A reality check using yields confirms Arafura is not an investment for income-seeking or risk-averse investors. The company's Free Cash Flow Yield is deeply negative, as it burned over A$112 million in the last fiscal year. It pays no dividend and is unlikely to for many years. The concept of 'shareholder yield' is also negative due to consistent share issuance, which dilutes existing owners. This is the standard model for a developer: it consumes capital with the promise of creating a much larger value in the future. The 'return' for an investor is not a yield, but the potential for a significant re-rating of the stock price as the project moves from a high-risk blueprint to a cash-generating reality.
Looking at valuation versus its own history is also not particularly useful. Since ARU has no history of earnings, multiples like P/E or EV/EBITDA cannot be tracked over time. The company's market capitalization has been extremely volatile, swinging from under A$300 million to over A$1 billion based on news flow, capital raises, and shifting sentiment around the rare earths market. This history does not provide a stable benchmark for 'cheap' or 'expensive'. Instead, it confirms that the stock trades as a high-beta call option on the successful execution of the Nolans Project, with its price being more a reflection of future hope than past performance.

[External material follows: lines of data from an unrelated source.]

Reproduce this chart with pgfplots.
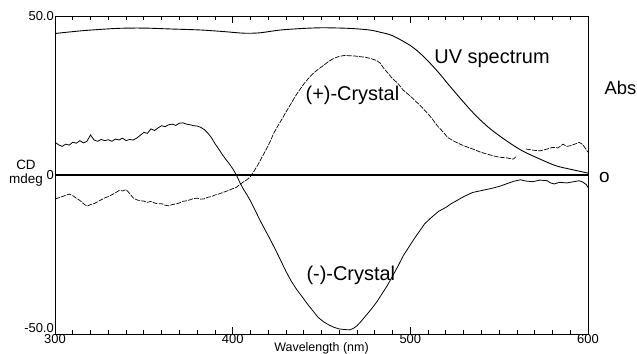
\documentclass[border=0pt]{standalone}
\usepackage{pgfplots}
\pgfplotsset{compat=1.18}
\usepackage{fontspec}
\setmainfont{Liberation Sans}
\begin{document}
\begin{tikzpicture}
\begin{axis}[
  name=ax,
  scale only axis,
  width=533bp, height=318bp,
  xmin=300, xmax=600, ymin=-50, ymax=50,
  axis line style={line width=0.9pt},
  xtick={300,400,500,600},
  minor x tick num=9,
  xtick pos=both,
  tick align=inside,
  major tick length=7bp,
  minor tick length=4bp,
  tick style={line width=0.8pt, black},
  ytick={0,50},
  yticklabels={0,50.0},
  ytick style={draw=none},
  ytick pos=left,
  xticklabel pos=bottom,
  /pgf/number format/assume math mode=true,
  tick label style={font=\fontsize{13}{14}\selectfont},
  xticklabel style={inner sep=0.5pt, yshift=0.5pt},
  yticklabel style={inner sep=1pt},
  unbounded coords=jump,
  clip=false,
]
% zero line
\addplot[black, line width=1.2pt] coordinates {(300,0) (600,0)};
% UV spectrum
\addplot[black, line width=0.9pt, smooth] coordinates {
(300,44.5) (316,45.4) (335,46.1) (350,46.2) (366,45.9) (382,45.6) (395,45.1)
(406,44.6) (415,44.7) (427,45.6) (440,46.1) (451,46.3) (466,46.1) (477,45.6)
(483,44.9) (490,43.8) (500,40.7) (507,37.5) (515,32.8) (522,28.1) (530,22.9)
(537,18.6) (545,14.5) (554,10.8) (563,7.6) (573,5.0) (582,2.9) (591,1.7) (600,0.6)};
% (-)-Crystal
\addplot[black, line width=0.8pt] coordinates {
(300,10.3) (302,9.5) (304,9.0) (306,9.7) (308,9.4) (310,10.3) (312,10.0) (314,10.8)
(316,10.1) (318,10.6) (320,12.6) (322,11.0) (324,10.6) (326,11.2) (328,10.8) (330,11.1)
(332,10.6) (334,11.3) (336,11.0) (338,11.6) (340,10.8) (342,11.2) (344,11.0) (346,11.6)
(348,12.5) (350,13.4) (352,13.1) (354,14.5) (356,14.0) (358,14.8) (360,15.5) (362,15.2)
(364,15.8) (366,16.0) (368,15.6) (370,16.3) (372,16.4) (374,16.0) (376,15.8) (378,15.5)
(380,15.4) (382,15.0) (384,14.3) (386,13.2) (388,11.8) (390,9.9) (392,8.3) (394,6.6)
(396,5.0) (398,3.6) (400,2.0) (402,0.1) (404,-2.3) (406,-4.4) (408,-6.2) (410,-8.1)
(413,-11.5) (415,-13.8) (418,-17) (421,-20.1) (424,-23.4) (427,-26.8) (430,-30.3)
(433,-33.4) (436,-36) (439,-38.2) (442,-40.5) (445,-42.6) (448,-44.7) (451,-46.1)
(454,-47.1) (457,-47.9) (460,-48.4) (463,-48.6) (466,-48.7) (468,-48.2) (470,-47.4)
(472,-46.2) (475,-44.2) (478,-42.2) (481,-40.0) (484,-37.4) (487,-34.8) (490,-31.8)
(493,-28.7) (496,-25.4) (499,-22.8) (502,-20.2) (505,-17.8) (508,-15.4) (510,-14.3)
(513,-12.8) (516,-11.4) (520,-10.2) (523,-9.0) (526,-8.1) (530,-6.8) (535,-5.5)
(540,-4.9) (545,-4.3) (550,-3.6) (554,-2.8) (558,-2.0) (562,-1.5) (565,-1.9) (569,-2.1)
(573,-1.6) (577,-1.8) (579,-2.5) (581,-2.8) (584,-2.3) (588,-2.5) (591,-2.2) (595,-1.8)
(597,-2.2) (599,-3.0) (600,-3.9)};
% (+)-Crystal
\addplot[black, line width=0.7pt, dash pattern=on 5pt off 1.2pt] coordinates {
(300,-7.5) (302,-7.2) (304,-6.8) (306,-6.4) (308,-6.0) (310,-6.5) (312,-7.3) (314,-8.0)
(316,-9.0) (318,-9.8) (320,-9.3) (322,-9.0) (324,-8.4) (326,-7.8) (328,-7.2) (330,-6.8)
(332,-6.2) (334,-5.6) (336,-4.9) (338,-5.0) (340,-4.6) (342,-5.8) (344,-7.2) (346,-7.8)
(348,-8.1) (350,-8.2) (352,-8.6) (354,-8.3) (356,-8.8) (358,-9.1) (360,-9.0) (362,-9.5)
(364,-9.7) (366,-9.3) (368,-9.1) (370,-8.8) (372,-8.3) (374,-8.1) (376,-7.8) (378,-7.4)
(380,-7.3) (382,-7.6) (384,-7.5) (386,-7.0) (388,-6.8) (390,-6.3) (392,-6.0) (394,-5.6)
(396,-5.2) (398,-4.8) (400,-4.3) (402,-3.9) (404,-3.0) (406,-2.2) (408,-1.5) (410,-0.5)
(412,1.2) (414,3.0) (417,6.1) (419,8.2) (421,10.4) (423,13) (425.5,15.5) (428,17.8)
(430,19.8) (433,22.6) (435,24.5) (437.5,26.6) (440,28.6) (442.5,30.3) (445,31.8)
(448,33.2) (451,34.4) (454,35.7) (457,36.7) (460,37.3) (463,37.6) (466,37.5) (469,37.4)
(472,37.2) (475,37.0) (478,36.6) (481,36.0) (483,35.2) (485,33.6) (487,32.3) (490,30.3)
(493,28.8) (496,26.7) (500,24.8) (503,23.2) (506,21.6) (509,19.8) (512,17.9) (515,15.6)
(518,13.8) (521,11.8) (524,10.8) (528,9.7) (532,8.8) (535,8.2) (539,7.3) (543,6.6)
(547,6.0) (550,5.6) (554,5.4) (558,5.0) (560,6.0) (562,nan) (565,8.2) (569,7.8)
(573,7.6) (576,8.0) (580,8.7) (583,8.5) (586,9.7) (588,9.0) (590,9.2) (593,9.8)
(595,10.3) (597,9.6) (599,8.0) (600,7.2)};
\node[font=\fontsize{20}{22}\selectfont] at (axis cs:546,36.6) {UV spectrum};
\node[font=\fontsize{20}{22}\selectfont] at (axis cs:467.4,25.0) {(+)-Crystal};
\node[font=\fontsize{20}{22}\selectfont] at (axis cs:466.5,-31.5) {(-)-Crystal};
\node[font=\fontsize{13}{14}\selectfont, anchor=south east, inner sep=1pt] at (axis cs:300,-50) {-50.0};
\end{axis}
\node[font=\fontsize{13.5}{13.5}\selectfont, align=center, anchor=east, inner sep=0pt]
  at ([xshift=-12bp, yshift=2bp]ax.west) {CD\\mdeg};
\node[font=\fontsize{18.5}{20}\selectfont, anchor=east, inner sep=0pt]
  at ([xshift=48.5bp, yshift=87bp]ax.east) {Abs};
\node[font=\fontsize{19}{20}\selectfont, anchor=west, inner sep=0pt]
  at ([xshift=11bp, yshift=-2bp]ax.east) {o};
\node[font=\fontsize{12.5}{13}\selectfont, anchor=base, inner sep=0pt]
  at ([yshift=-17.5bp]ax.south) {Wavelength (nm)};
\pgfresetboundingbox
\path[use as bounding box] ([shift={(-55bp,-19bp)}]ax.south west) rectangle ([shift={(49bp,16bp)}]ax.north east);
\end{tikzpicture}
\end{document}
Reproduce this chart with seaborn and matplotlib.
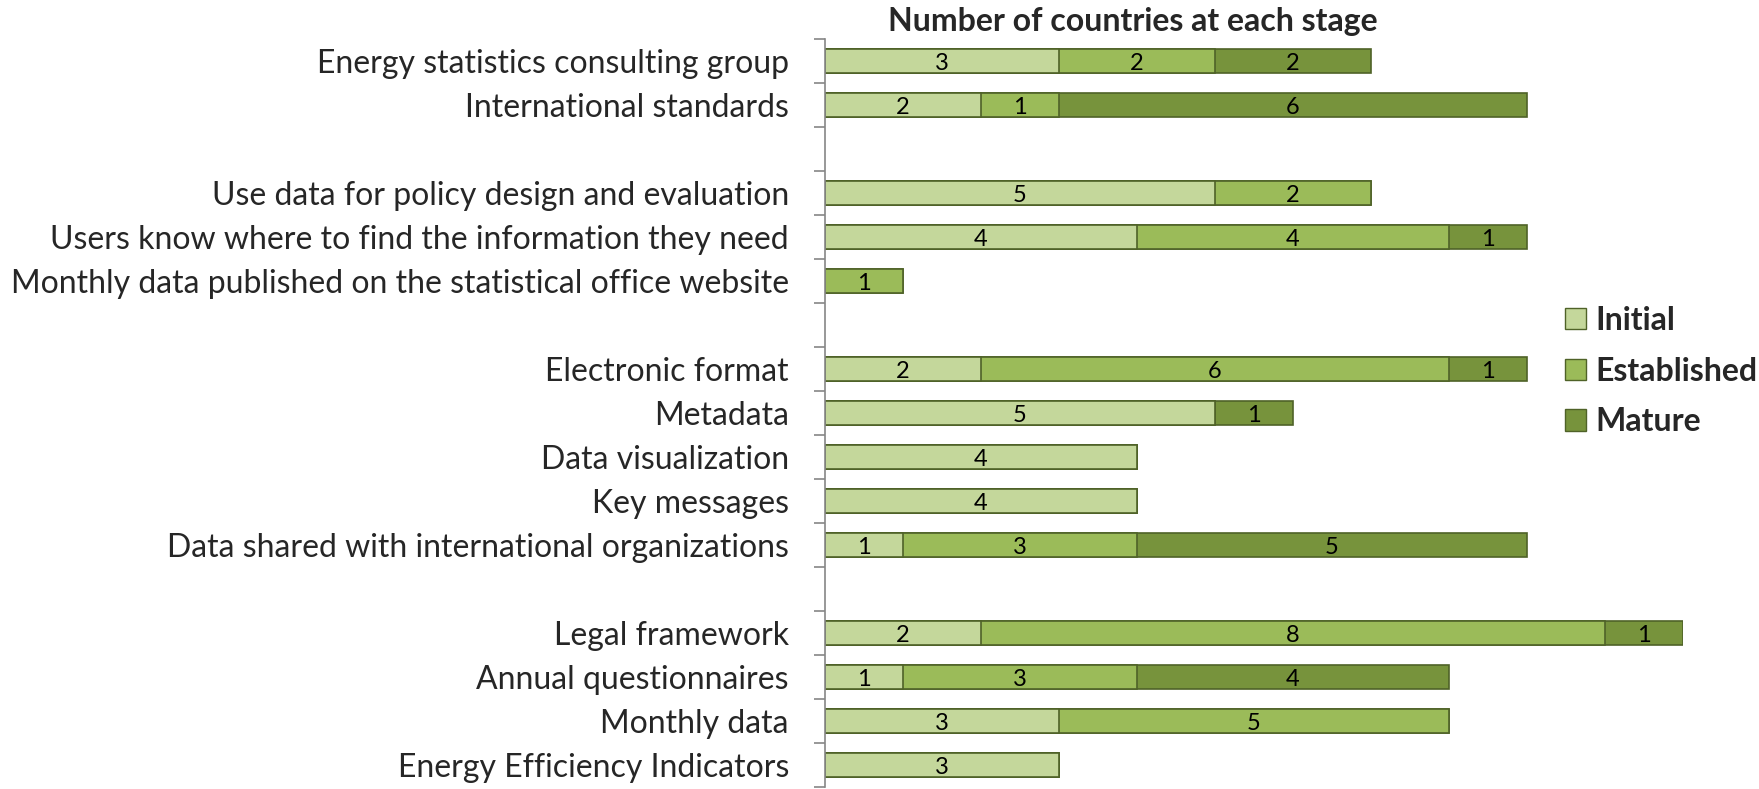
import numpy as np
import pandas as pd
import matplotlib
matplotlib.use("Agg")
import matplotlib.pyplot as plt
import seaborn as sns
from matplotlib.patches import Patch

# Rows top to bottom; blank strings are the gaps between groups
categories = [
    "Energy statistics consulting group",
    "International standards",
    " ",
    "Use data for policy design and evaluation",
    "Users know where to find the information they need",
    "Monthly data published on the statistical office website",
    "  ",
    "Electronic format",
    "Metadata",
    "Data visualization",
    "Key messages",
    "Data shared with international organizations",
    "   ",
    "Legal framework",
    "Annual questionnaires",
    "Monthly data",
    "Energy Efficiency Indicators",
]
initial = [3, 2, np.nan, 5, 4, 0, np.nan, 2, 5, 4, 4, 1, np.nan, 2, 1, 3, 3]
established = [2, 1, np.nan, 2, 4, 1, np.nan, 6, 0, 0, 0, 3, np.nan, 8, 3, 5, 0]
mature = [2, 6, np.nan, 0, 1, 0, np.nan, 1, 1, 0, 0, 5, np.nan, 1, 4, 0, 0]

stages = ["Initial", "Established", "Mature"]
colors = ["#C4D79B", "#9BBB59", "#77933C"]
edge = "#4F6228"

df = pd.DataFrame({"category": categories, "Initial": initial,
                   "Established": established, "Mature": mature})
df["end_init"] = df["Initial"]
df["end_est"] = df["Initial"] + df["Established"]
df["end_mat"] = df["end_est"] + df["Mature"]

sns.set_theme(style="white")
plt.rcParams["font.family"] = ["Lato", "DejaVu Sans"]

fig = plt.figure(figsize=(17.59, 7.89), dpi=100)
ax = fig.add_axes([825 / 1759, 2 / 789, 858 / 1759, 748 / 789])

# Layered bars: longest (cumulative) first, shorter ones on top
for col, c in zip(["end_mat", "end_est", "end_init"], colors[::-1]):
    d = df[df[col] > 0]
    sns.barplot(data=d, x=col, y="category", order=categories, color=c,
                edgecolor=edge, linewidth=1.2, width=0.55, saturation=1,
                orient="h", ax=ax)

# Segment labels
for i, row in df.iterrows():
    start = 0
    for s in stages:
        v = row[s]
        if pd.notna(v) and v > 0:
            ax.text(start + v / 2, i + 0.06, f"{int(v)}", ha="center",
                    va="center", fontsize=17, color="black")
            start += v

ax.set_xlim(0, 11)
ax.set_ylim(len(categories) - 0.5, -0.5)
ax.set_xlabel("")
ax.set_ylabel("")
ax.xaxis.set_visible(False)
for sp in ["top", "right", "bottom"]:
    ax.spines[sp].set_visible(False)
ax.spines["left"].set_color("#868686")
ax.spines["left"].set_linewidth(1.2)

ax.set_yticks(range(len(categories)))
ax.set_yticklabels(categories, fontsize=23)
ax.tick_params(axis="y", which="major", length=0, pad=26)
ax.set_yticks(np.arange(-0.5, len(categories), 1), minor=True)
ax.tick_params(axis="y", which="minor", length=8, width=1.2, color="#868686", left=True)

fig.text(1133 / 1759, 1 - 21 / 789, "Number of countries at each stage",
         ha="center", va="center", fontsize=23, fontweight="bold")

handles = [Patch(facecolor=c, edgecolor=edge, label=s) for s, c in zip(stages, colors)]
fig.legend(handles=handles, loc="upper left", bbox_to_anchor=(1552 / 1759, 1 - 293 / 789),
           frameon=False, prop={"weight": "bold", "size": 23},
           handlelength=0.65, handleheight=0.65, handletextpad=0.3, labelspacing=0.68,
           borderaxespad=0)

fig.savefig("out.png", dpi=100)
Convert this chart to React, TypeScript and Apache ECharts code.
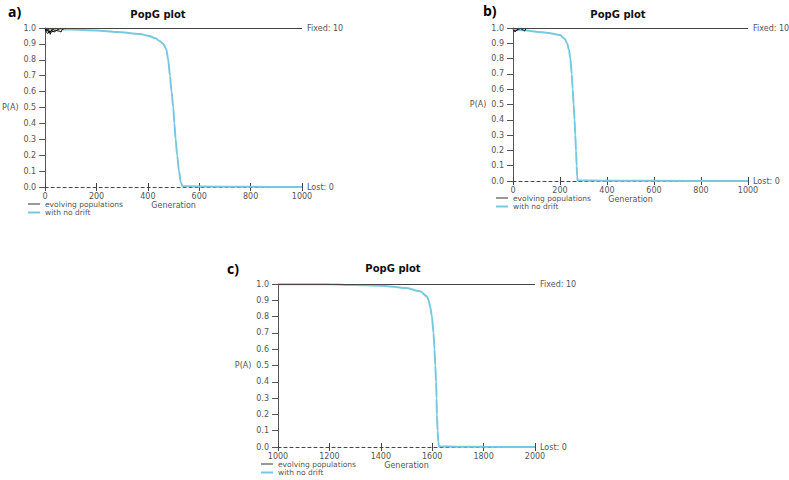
import React, { useEffect, useRef } from "react";
import * as echarts from "echarts";

// ---------- data ----------
const panelLabels = ["a)", "b)", "c)"];
const titleText = "PopG plot";
const xRanges = [
  [0, 1000],
  [0, 1000],
  [1000, 2000],
];
const fixedCounts = [10, 10, 10];
const lostCounts = [0, 0, 0];

// no-drift curves: [generation, P(A)]
const noDriftA = [
  [0, 0.995], [100, 0.99], [200, 0.985], [280, 0.975], [370, 0.962], [400, 0.952],
  [430, 0.935], [447, 0.916], [460, 0.9], [472, 0.865], [479, 0.8], [486, 0.7],
  [492, 0.6], [499, 0.5], [503, 0.4], [508, 0.3], [514, 0.2], [521, 0.1],
  [528, 0.03], [535, 0.005], [600, 0.003], [800, 0.001], [1000, 0],
];
const noDriftB = [
  [0, 0.99], [50, 0.985], [100, 0.976], [150, 0.968], [200, 0.954], [220, 0.93],
  [230, 0.9], [238, 0.86], [244, 0.8], [250, 0.7], [254, 0.6], [258, 0.5],
  [262, 0.4], [265, 0.3], [268, 0.2], [271, 0.1], [273, 0.03], [275, 0.005],
  [400, 0.002], [600, 0.001], [1000, 0],
];
const noDriftC = [
  [1000, 0.999], [1100, 0.999], [1200, 0.998], [1300, 0.994], [1400, 0.99],
  [1500, 0.975], [1553, 0.955], [1579, 0.925], [1586, 0.9], [1592, 0.86],
  [1599, 0.8], [1605, 0.7], [1609, 0.6], [1612, 0.5], [1615, 0.4], [1617, 0.3],
  [1618, 0.2], [1621, 0.1], [1624, 0.03], [1626, 0.005], [1700, 0.002],
  [1800, 0.001], [2000, 0],
];

// evolving populations (drift), visible only near the start
const driftA = [
  [[0, 0.99], [5, 0.975], [10, 0.965], [15, 0.975], [22, 0.98], [30, 0.99], [40, 1.0]],
  [[0, 0.985], [8, 0.99], [16, 0.97], [25, 0.985], [35, 0.975], [50, 0.99], [60, 1.0]],
  [[0, 0.99], [12, 0.98], [25, 0.975], [40, 0.985], [55, 0.98], [62, 0.975], [66, 0.99], [80, 1.0]],
  [[0, 0.995], [6, 0.985], [14, 0.99], [20, 0.96], [24, 0.985], [32, 1.0]],
];
const driftB = [
  [[0, 0.99], [8, 0.975], [15, 0.985], [25, 1.0]],
  [[0, 0.985], [12, 0.98], [22, 0.99], [35, 1.0]],
  [[30, 1.0], [38, 0.99], [45, 0.985], [50, 0.98], [56, 1.0]],
];
const driftC: number[][][] = [];

const noDrift = [noDriftA, noDriftB, noDriftC];
const drift = [driftA, driftB, driftC];

// ---------- layout ----------
const grids = [
  { left: 45, top: 28, width: 257, height: 159 },
  { left: 513, top: 28, width: 235, height: 153 },
  { left: 278, top: 284, width: 257, height: 163 },
];
const titlePos = [
  [158, 14],
  [618, 14],
  [393, 268],
];
const letterPos = [
  [8, 11],
  [483, 10],
  [227, 268],
];

const CYAN = "#78c8e0";
const DARK = "#444";
const TXT = "#555";
const FONT = "DejaVu Sans";

export default function App() {
  const ref = useRef<HTMLDivElement>(null);
  useEffect(() => {
    if (!ref.current) return;
    const chart = echarts.init(ref.current, undefined, { renderer: "svg" });

    const xAxis: any[] = [];
    const yAxis: any[] = [];
    const series: any[] = [];
    const graphic: any[] = [];

    const sideLabel = (text: string) => ({
      show: true,
      position: "end",
      formatter: text,
      fontFamily: FONT,
      fontSize: 8,
      color: TXT,
      distance: 5,
    });

    grids.forEach((g, i) => {
      const [xmin, xmax] = xRanges[i];
      xAxis.push({
        type: "value",
        gridIndex: i,
        min: xmin,
        max: xmax,
        interval: 200,
        position: "bottom",
        name: "Generation",
        nameLocation: "middle",
        nameGap: 14,
        nameTextStyle: { fontFamily: FONT, fontSize: 8, color: TXT },
        axisLine: { show: true, lineStyle: { color: DARK, width: 1, type: [3, 3] } },
        axisTick: { show: true, length: 4, lineStyle: { color: DARK } },
        axisLabel: {
          fontFamily: FONT,
          fontSize: 8,
          color: TXT,
          margin: 5,
          formatter: (v: number) => String(v),
        },
        splitLine: { show: false },
      });
      xAxis.push({
        type: "value",
        gridIndex: i,
        min: xmin,
        max: xmax,
        interval: 200,
        position: "bottom",
        offset: 0,
        axisLine: { show: false },
        axisTick: { show: true, inside: true, length: 4, lineStyle: { color: DARK } },
        axisLabel: { show: false },
        splitLine: { show: false },
      });
      yAxis.push({
        type: "value",
        gridIndex: i,
        min: 0,
        max: 1,
        interval: 0.1,
        name: "P(A)",
        nameLocation: "middle",
        nameRotate: 0,
        nameGap: 25,
        nameTextStyle: { fontFamily: FONT, fontSize: 8, color: TXT },
        axisLine: { show: true, lineStyle: { color: "#555", width: 1 } },
        axisTick: { show: true, length: 6, lineStyle: { color: "#555" } },
        axisLabel: {
          fontFamily: FONT,
          fontSize: 8,
          color: TXT,
          margin: 9,
          formatter: (v: number) => v.toFixed(1),
        },
        splitLine: { show: false },
      });

      // no-drift curve with fixed / lost markers
      series.push({
        type: "line",
        xAxisIndex: i * 2,
        yAxisIndex: i,
        data: noDrift[i],
        showSymbol: false,
        smooth: 0.3,
        smoothMonotone: "x",
        lineStyle: { color: CYAN, width: 2 },
        z: 3,
        markLine: {
          silent: true,
          symbol: ["none", "none"],
          animation: false,
          data: [
            [
              {
                coord: [xmin, 1],
                lineStyle: { color: DARK, width: 1, type: "solid" },
                label: sideLabel("Fixed: " + fixedCounts[i]),
              },
              { coord: [xmax, 1] },
            ],
            [
              {
                coord: [xmin, 0],
                lineStyle: { color: "rgba(0,0,0,0)", width: 1, type: "solid" },
                label: sideLabel("Lost: " + lostCounts[i]),
              },
              { coord: [xmax, 0] },
            ],
          ],
        },
      });

      drift[i].forEach((d) => {
        series.push({
          type: "line",
          xAxisIndex: i * 2,
          yAxisIndex: i,
          data: d,
          showSymbol: false,
          lineStyle: { color: "#111", width: 1 },
          z: 4,
        });
      });

      // titles, panel letters, legends
      graphic.push({
        type: "text",
        x: titlePos[i][0],
        y: titlePos[i][1],
        style: {
          text: titleText,
          fontFamily: FONT,
          fontSize: 10,
          fontWeight: "bold",
          fill: "#111",
          align: "center",
          verticalAlign: "middle",
        },
      });
      graphic.push({
        type: "text",
        x: letterPos[i][0],
        y: letterPos[i][1],
        style: {
          text: panelLabels[i],
          fontFamily: "Open Sans",
          fontSize: 14,
          fontWeight: "bold",
          fill: "#000",
          align: "left",
          verticalAlign: "middle",
        },
      });
      const ly = g.top + g.height + 17;
      const lx = g.left - 17;
      const gap = 8.5;
      graphic.push({
        type: "line",
        shape: { x1: lx, y1: ly, x2: lx + 12, y2: ly },
        style: { stroke: "#333", lineWidth: 1 },
      });
      graphic.push({
        type: "line",
        shape: { x1: lx, y1: ly + gap, x2: lx + 12, y2: ly + gap },
        style: { stroke: CYAN, lineWidth: 2 },
      });
      graphic.push({
        type: "text",
        x: g.left,
        y: ly,
        style: {
          text: "evolving populations",
          fontFamily: FONT,
          fontSize: 7.5,
          lineHeight: 8,
          fill: TXT,
          verticalAlign: "middle",
        },
      });
      graphic.push({
        type: "text",
        x: g.left,
        y: ly + gap,
        style: {
          text: "with no drift",
          fontFamily: FONT,
          fontSize: 7.5,
          lineHeight: 8,
          fill: TXT,
          verticalAlign: "middle",
        },
      });
    });

    chart.setOption({
      animation: false,
      backgroundColor: "#ffffff",
      grid: grids.map((g) => ({ ...g, containLabel: false })),
      xAxis,
      yAxis,
      series,
      graphic,
    });
    return () => chart.dispose();
  }, []);

  return (
    <div
      ref={ref}
      style={{ position: "absolute", left: 0, top: 0, width: 789, height: 480 }}
    />
  );
}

Comparing Arafura to its peers provides the most relevant context. Its primary competitors, Lynas Rare Earths (ASX: LYC) and MP Materials (NYSE: MP), are established producers. These companies trade at valuations that reflect their de-risked, cash-generating status, typically at a Price-to-NAV (P/NAV) ratio approaching 1.0x. In contrast, development-stage companies like Arafura traditionally trade at a steep discount, often in the 0.2x to 0.5x P/NAV range, to compensate investors for taking on financing and construction risk. ARU's current market cap of ~A$442 million is a small fraction of what a producing asset of its scale would be valued at, implying that a successful transition to production would trigger a significant valuation re-rating to close the gap with its producing peers.
Triangulating these different valuation signals points towards a stock that is undervalued relative to its potential, albeit with massive attached risks. The primary valuation methods all point in the same direction: Analyst consensus range: A$0.40–$0.70, Intrinsic/NAV range: A$0.40–$0.70, and a Multiples-based analysis showing a deep discount to producing peers. We place the most trust in the NAV-based approaches, as they are standard for the industry. This leads to a Final FV range = A$0.45–$0.60; Mid = A$0.525. Compared to the current price of A$0.20, this midpoint implies a potential Upside = +162.5%. Therefore, the stock is currently Undervalued. For investors, this suggests entry zones: a Buy Zone below A$0.25 offers a substantial margin of safety against execution risks; a Watch Zone between A$0.25 and A$0.40; and a Wait/Avoid Zone above A$0.40, where the risk/reward balance becomes less compelling. The valuation is most sensitive to the price of NdPr and project execution; a sustained 10% drop in the NdPr price could plausibly reduce the FV midpoint by 20-25%, highlighting the commodity risk.